Habitability assessments increasingly incorporate stellar activity, atmospheric retention, and radiation exposure. Adding astrospheric strength as a parameter could re-rank targets for follow-up observations, influencing how scarce time on premium assets—such as JWST follow-ups and next-generation telescopes—is allocated.

  • Planetary defense and dust/particle stream modeling

A clearer picture of boundary pressures and charged dust dynamics can feed models of interstellar object trajectories and dust stream behavior—inputs that intersect with planetary defense planning and space traffic considerations.

  • A provocative engineering frontier: artificial astrospheres

Understanding how nature builds a protective plasma bubble invites serious exploration of engineered analogs—magnetically confined plasma “mini‑astrospheres” around deep-space habitats.
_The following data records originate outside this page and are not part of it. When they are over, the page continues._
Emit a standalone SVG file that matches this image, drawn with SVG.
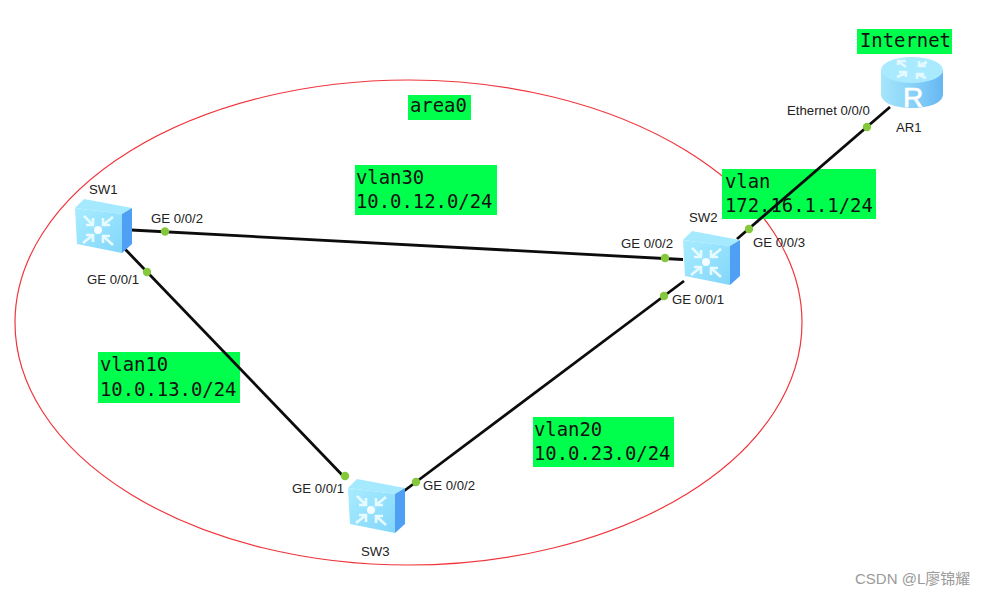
<svg xmlns="http://www.w3.org/2000/svg" width="986" height="596" viewBox="0 0 986 596">
<style>
.lbl{font-family:"Liberation Sans",Arial,sans-serif;font-size:13.2px;fill:#222}
.mono{font-family:"DejaVu Sans Mono","Liberation Mono",monospace;font-size:18.9px;fill:#111}
.tag{fill:#00ff4c}
.wire{stroke:#0c0c0c;stroke-width:2.8;fill:none}
.dot{fill:#85c83c}
.wm{font-family:"Liberation Sans","Noto Sans CJK SC",sans-serif;font-size:15px;fill:#9a9a9a}
</style>
<defs>
<linearGradient id="front" x1="0" y1="0" x2="1" y2="1"><stop offset="0" stop-color="#a8ecff"/><stop offset="1" stop-color="#82d6fb"/></linearGradient>
<linearGradient id="cyl" x1="0" y1="0" x2="1" y2="0"><stop offset="0" stop-color="#a6e6fb"/><stop offset=".6" stop-color="#82cdf8"/><stop offset="1" stop-color="#66b6f2"/></linearGradient>
<g id="switch">
<path d="M75 208 84 199 132 208 122 214Z" fill="#a5e9ff"/>
<path d="M122 214 132 208 132 244 122 253Z" fill="#4f9ff4"/>
<path d="M75 208 122 214 122 253 77 244Z" fill="url(#front)"/>
<circle cx="98" cy="230" r="4" fill="#f4fdff"/>
<g stroke="#e6faff" stroke-width="2.6" fill="none">
<path d="M84 216 93 225M93 218V225H86"/>
<path d="M113 217 103 225M103 218V225H110"/>
<path d="M83 243 93 235M86 235H93V242"/>
<path d="M113 245 103 236M110 236H103V243"/>
</g>
</g>
</defs>

<ellipse cx="408.500" cy="322.500" rx="393.500" ry="242.500" fill="none" stroke="#f0353c" stroke-width="1.200"/>

<g id="tags">
<rect class="tag" x="408" y="95" width="63" height="25"/>
<rect class="tag" x="355" y="165" width="142" height="50"/>
<rect class="tag" x="722" y="169" width="154" height="50"/>
<rect class="tag" x="98" y="352" width="142" height="51"/>
<rect class="tag" x="533" y="417" width="141" height="50"/>
<rect class="tag" x="857" y="29" width="95" height="25"/>
<text class="mono" x="410" y="112">area0</text>
<text class="mono" x="356" y="184">vlan30</text>
<text class="mono" x="356" y="208">10.0.12.0/24</text>
<text class="mono" x="725" y="188">vlan</text>
<text class="mono" x="725" y="212">172.16.1.1/24</text>
<text class="mono" x="100" y="371">vlan10</text>
<text class="mono" x="100" y="396">10.0.13.0/24</text>
<text class="mono" x="534" y="436">vlan20</text>
<text class="mono" x="534" y="460">10.0.23.0/24</text>
<text class="mono" x="860" y="47">Internet</text>
</g>

<g id="connectors">
<path class="wire" d="M131 230 683 259.500"/>
<path class="wire" d="M124 248 346 479"/>
<path class="wire" d="M684 281 402 492.500"/>
<path class="wire" d="M737 239 890 107"/>
<circle class="dot" cx="165" cy="231.500" r="4.200"/>
<circle class="dot" cx="147" cy="272" r="4.200"/>
<circle class="dot" cx="665" cy="258" r="4.200"/>
<circle class="dot" cx="664" cy="296" r="4.200"/>
<circle class="dot" cx="749" cy="229" r="4.200"/>
<circle class="dot" cx="867" cy="127" r="4.200"/>
<circle class="dot" cx="345" cy="476" r="4.200"/>
<circle class="dot" cx="416" cy="482" r="4.200"/>
</g>

<g id="SW1"><use href="#switch"/><text class="lbl" x="89" y="194">SW1</text></g>
<g id="SW2"><use href="#switch" transform="translate(608 32)"/><text class="lbl" x="689" y="222">SW2</text></g>
<g id="SW3"><use href="#switch" transform="translate(273 280)"/><text class="lbl" x="361" y="556">SW3</text></g>
<g id="AR1">
<path d="M881 70V94C881 103 895 108 912 108S943 103 943 94V70Z" fill="url(#cyl)"/>
<ellipse cx="912" cy="70" rx="31" ry="13" fill="#a9eaff"/>
<path d="M899 62 906 67M906 61H898V65M927 62 918 66M919 61V66H926M897 77 906 73M899 72H906V77M926 78 917 74M917 79V74H924" stroke="#e3f9ff" stroke-width="2.600" fill="none"/>
<text x="913" y="107" font-family="Liberation Sans,sans-serif" font-size="28" fill="#fff" stroke="#fff" stroke-width=".7" text-anchor="middle">R</text>
<text class="lbl" x="896" y="132">AR1</text>
</g>

<g id="labels">
<text class="lbl" x="151" y="223">GE 0/0/2</text>
<text class="lbl" x="87" y="284">GE 0/0/1</text>
<text class="lbl" x="621" y="248">GE 0/0/2</text>
<text class="lbl" x="672" y="304">GE 0/0/1</text>
<text class="lbl" x="753" y="247">GE 0/0/3</text>
<text class="lbl" x="787" y="115">Ethernet 0/0/0</text>
<text class="lbl" x="292" y="493">GE 0/0/1</text>
<text class="lbl" x="423" y="490">GE 0/0/2</text>
</g>
<text class="wm" x="855" y="584">CSDN @L廖锦耀</text>
</svg>
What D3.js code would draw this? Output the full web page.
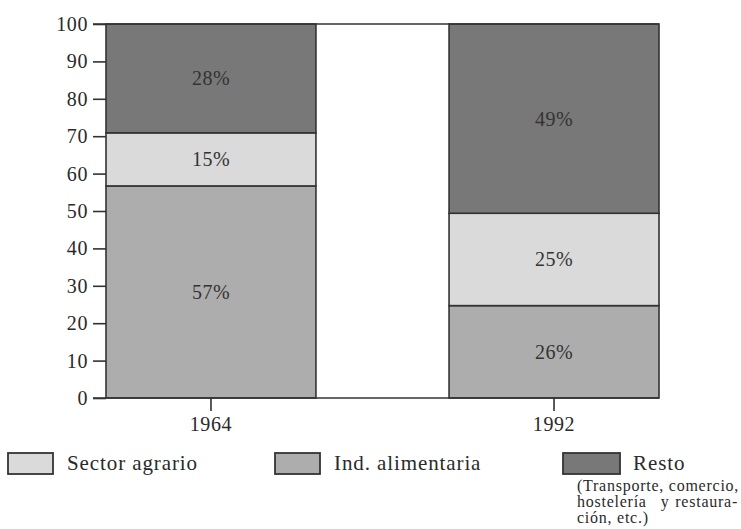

Even if such systems remain experimental, the HD 61005 detection provides empirical grounding for the physics such concepts would rely on.

  • Climate proxies and cosmogenic isotope research

If the Sun’s passage through denser interstellar regions altered cosmic-ray flux at Earth, it could leave signatures in cosmogenic isotopes preserved in ice cores. HD 61005 offers a live laboratory for testing these hypotheses with a young Sun analog embedded in a dust-rich environment.

Chandra’s view of “the Moth” is, at one level, a technical triumph in X‑ray astronomy. At another, it is a strategic data point: a measurable example of how stellar systems build—and maintain—radiation boundaries that can shape planetary environments, exploration risk, and the next wave of space-enabled industry.